BNP Paribas SA, France’s biggest bank, and Societe Generale SA rebounded in Paris trading after rejecting concerns over their access to funding.
BNP Paribas, which plunged as much as 12 percent, closed 7.2 percent higher, the biggest gain in more than a year. Societe Generale, which slid as much 8.1 percent, jumped almost 15 percent after Chief Executive Officer Frederic Oudea said in an interview with Bloomberg Television in New York that the bank’s exposure to European sovereign debt was “manageable” and that it could do without access to U.S. money-market funds.
“For our bank, the exposure to sovereign debt is low, absolutely manageable,” Oudea said. “We have plenty of buffers of liquidity and we are adjusting to the reduction in the money-market fund exposure.”
The two banks dropped more than 10 percent yesterday on a possible ratings cut by Moody’s Investors Service because of their holdings in Greece. French lenders top the list of Greek creditors with $56.7 billion in overall exposure to private and public debt, according to a June report by the Basel, Switzerland-based Bank for International Settlements.
“The market will be looking to figure the worst case impact of a Greek default for the banks -- and Oudea’s comments put this nicely into context -- and the impact of lack of U.S. dollar funding, which affect many banks, and not solely the French banking system,” said Jonathan Tyce, senior banks analyst at Bloomberg Industries.
BNP Paribas rebounded to 28 euros after falling to 23.05, euros, its lowest level since March 9, 2009. Societe Generale rose 15 percent to 17.90 euros. For both banks, it was the biggest gain since May 10, 2010.
U.S. money-market fund managers have cut their lending to French banks at a pace that may force the banks to raise capital by selling assets, according to a Sept. 9 report by William Prophet, a desk analyst at Deutsche Bank Securities Inc.

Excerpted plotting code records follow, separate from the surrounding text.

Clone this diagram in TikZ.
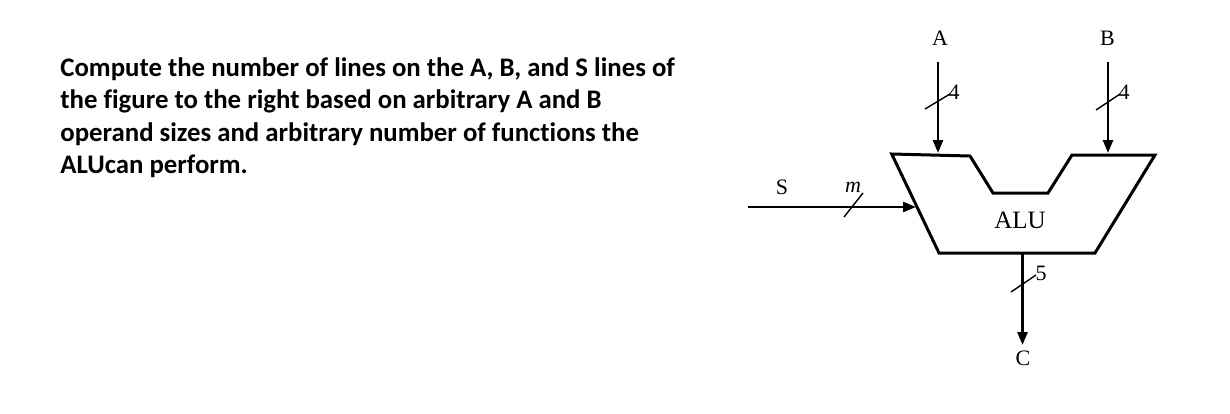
\documentclass[tikz,border=0pt]{standalone}
\usepackage{fontspec}
\setmainfont{Liberation Serif}
\newfontfamily\notefont[Ligatures=NoCommon]{Carlito}
\usetikzlibrary{arrows.meta,positioning}

\begin{document}
\begin{tikzpicture}[
		x=0.5pt, y=-0.5pt,
		bus/.style={draw, line width=1.3pt, -{Triangle[length=6.5pt,width=5pt]}},
		slash/.style={draw, line width=0.7pt},
		alu/.style={draw, line width=1.5pt, line join=miter},
		lbl/.style={inner sep=0pt, font=\fontsize{11}{13}\selectfont},
		note/.style={inner sep=0pt, align=left, font=\notefont\bfseries\fontsize{13.4}{16.25}\selectfont}
	]
	\useasboundingbox (0,0) rectangle (1230,413);

	% Question text
	\node (question) [note, anchor=north west] at (60,57) {Compute the number of lines on the A, B, and S lines of\\the figure to the right based on arbitrary A and B\\operand sizes and arbitrary number of functions the\\ALUcan perform.};

	% ALU body
	\draw [alu] (891.7,154) -- (970,156) -- (993,193) -- (1048,193) -- (1072,155) -- (1155,155) -- (1095,253) -- (939,253) -- cycle;
	\node (alu) [lbl, font=\fontsize{12.5}{14}\selectfont] at (1020,220) {ALU};

	% Labels
	\node (A) [lbl] at (940,38) {A};
	\node (B) [lbl] at (1107.5,38) {B};
	\node (S) [lbl] at (782,187) {S};
	\node (C) [lbl] at (1023,358) {C};
	\node (m) [lbl] at (853,187) {\itshape m};
	\node (wa) [lbl] at (954,92) {4};
	\node (wb) [lbl] at (1124,92) {4};
	\node (wc) [lbl] at (1041,273) {5};

	% Line ends
	\coordinate (a0) at (938,62);
	\coordinate (a1) at (938,153);
	\coordinate (b0) at (1108,62);
	\coordinate (b1) at (1108,153);
	\coordinate (s0) at (748,207);
	\coordinate (s1) at (916,207);
	\coordinate (c0) at (1022.5,253);
	\coordinate (c1) at (1022.5,345);

	% Lines
	\draw [bus] (a0) -- (a1);
	\draw [bus] (b0) -- (b1);
	\draw [bus] (s0) -- (s1);
	\draw [bus] (c0) -- (c1);

	% Width marks
	\draw [slash] (925,109) -- (950,94);
	\draw [slash] (1096,110) -- (1120,94);
	\draw [slash] (844,217) -- (863,193);
	\draw [slash] (1011,292) -- (1036,275);
\end{tikzpicture}
\end{document}
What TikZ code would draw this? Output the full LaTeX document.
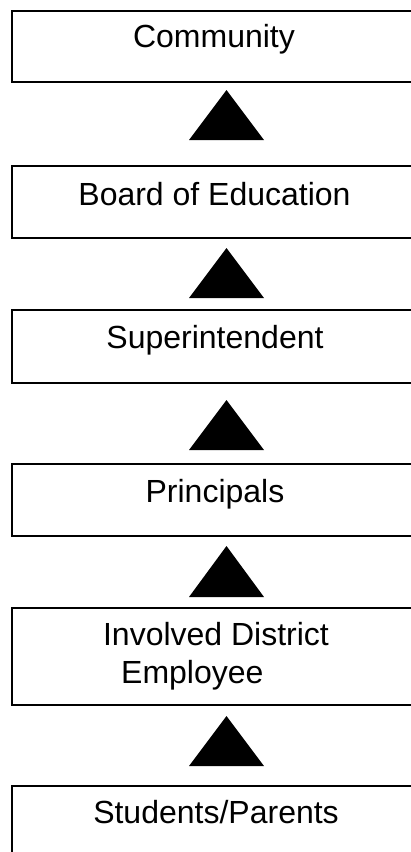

“French banks have been strongly hit by funding concerns, sovereign exposure and nationalization fears,” said Herve Samour-Cachian, senior equity fund manager at Natixis Asset Management in Paris.
Nicolas Lecaussin, director of development at France’s Institute for Economic and Fiscal Research, wrote in an opinion piece in The Wall Street Journal today that an unidentified BNP official told him the bank could no longer borrow in dollars.
BNP Paribas denied the claim in an e-mailed statement, saying it is able to finance its dollar needs at normal levels “directly and through foreign-exchange swaps.”
Prime money funds in the U.S. reduced their holdings in certificates of deposits issued by French banks by about 40 percent in the three months through Aug. 11, Prophet wrote in his report, based on a review of seven of the 10 largest funds eligible to purchase corporate debt. The proportion of the remaining holdings maturing in less than a month increased to 56 percent on Aug. 11 from 17 percent on June 11.
BNP Paribas has “an excess of short-term liquidity” in U.S. dollars and has to deposit the extra funds at the Federal Reserve, according a note the banks sent to clients and investors dated Sept. 6. BNP Paribas in August had “some decrease” in financing from U.S. money-market funds.
The company has “very abundant” short-term funding in euros, BNP Paribas also said. The interbanking market situation “today is very different” compared with the crisis tied to the collapse of Lehman Brothers Holdings Inc., it said.
Societe Generale could withstand a freezing of financing from U.S. money-market funds “forever,” Oudea said.
“Even if it were to go to zero, there would be no problem,” he said. Societe Generale has 105 billion euros ($143 billion) of liquidity “buffers” and has reduced its funding needs in dollars, Oudea said.
The Paris-based bank said yesterday it plans to sell assets to free up 4 billion euros of capital by 2013 in an effort to reassure investors about its finances. The bank has “manageable” exposure to Greece, Portugal, Ireland, Italy and Spain, Oudea said.
Bank of France Governor Christian Noyer said yesterday that French banks are capable of facing any Greek situation. They don’t have liquidity or solvency problems, he said.
Group of Seven finance chiefs vowed on Sept. 9 to support banks and buoy slowing economic growth as Europe’s debt crisis roiled markets and threatened a global recession. Renewed fears that policy makers are failing to prevent a Greek default and contain their debt woes prompted investors to sell stocks and push the euro to a six-month low against the dollar.
“We will take all necessary actions to ensure the resilience of banking systems and financial markets,” G-7 finance ministers and central bankers said in a statement released during talks in Marseille, France.